How you considered using the higher level api like Gzip.

Here is an example for compressing:

public static byte[] compressToByte(final String data, final String encoding)
    throws IOException
{
    if (data == null || data.length == 0)
    {
        return null;
    }
    else
    {
        byte[] bytes = data.getBytes(encoding);
        ByteArrayOutputStream baos = new ByteArrayOutputStream();
        GZIPOutputStream os = new GZIPOutputStream(baos);
        os.write(bytes, 0, bytes.length);
        os.close();
        byte[] result = baos.toByteArray();
        return result;
    }
}

Here is an example for uncompressing:

public static String unCompressString(final byte[] data, final String encoding)
    throws IOException
{
    if (data == null || data.length == 0)
    {
        return null;
    }
    else
    {
        ByteArrayInputStream bais = new ByteArrayInputStream(data);
        ByteArrayOutputStream buffer = new ByteArrayOutputStream();
        GZIPInputStream is = new GZIPInputStream(bais);
        byte[] tmp = new byte[256];
        while (true)
        {
            int r = is.read(tmp);
            if (r < 0)
            {
                break;
            }
            buffer.write(tmp, 0, r);
        }
        is.close();

        byte[] content = buffer.toByteArray();
        return new String(content, 0, content.length, encoding);
    }
}

We get very good performance and compression ratio with this.

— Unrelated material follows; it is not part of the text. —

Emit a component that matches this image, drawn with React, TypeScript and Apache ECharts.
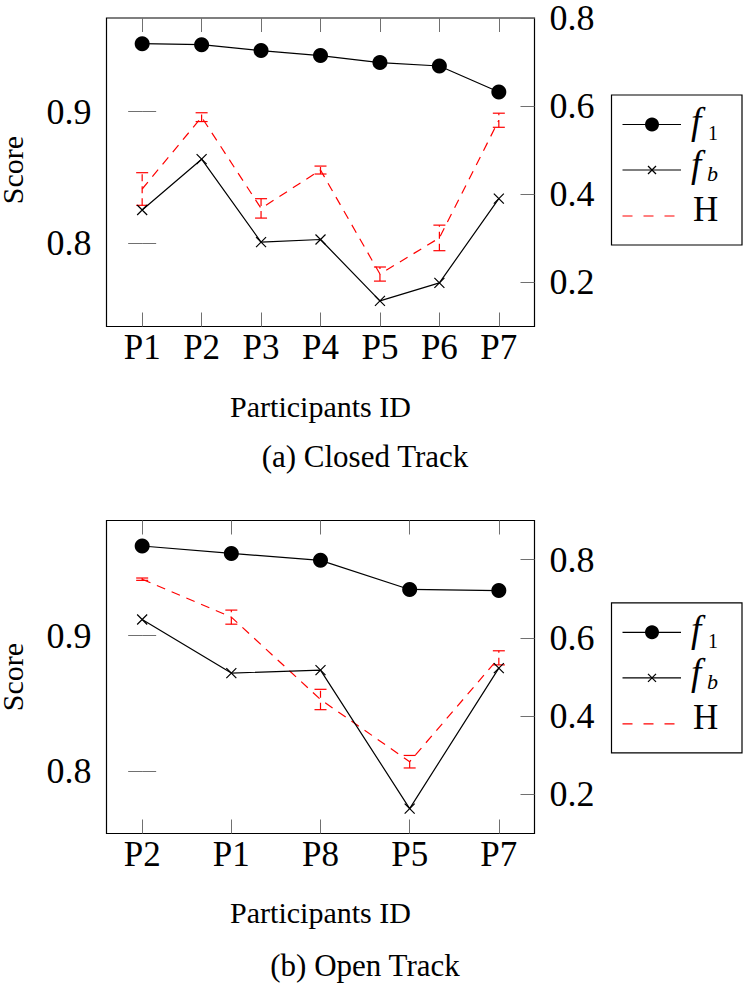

The zip api is also an option.

0
votes

Your comments are the correct answer.

In general, if a method is going to be used frequently, you want to eliminate any allocations and copying of data. This often means removing instance initialization and other setup to either static variables or to the constructor.

Using statics is easier, but you may run into lifetime issues (as in how do you know when to clean up the statics - do they exist forever?).

Doing the setup and initialization in the constructor allows the user of the class to determine the lifetime of the object and clean up appropriately. You could instantiate it once before going into a processing loop and GC it after exiting.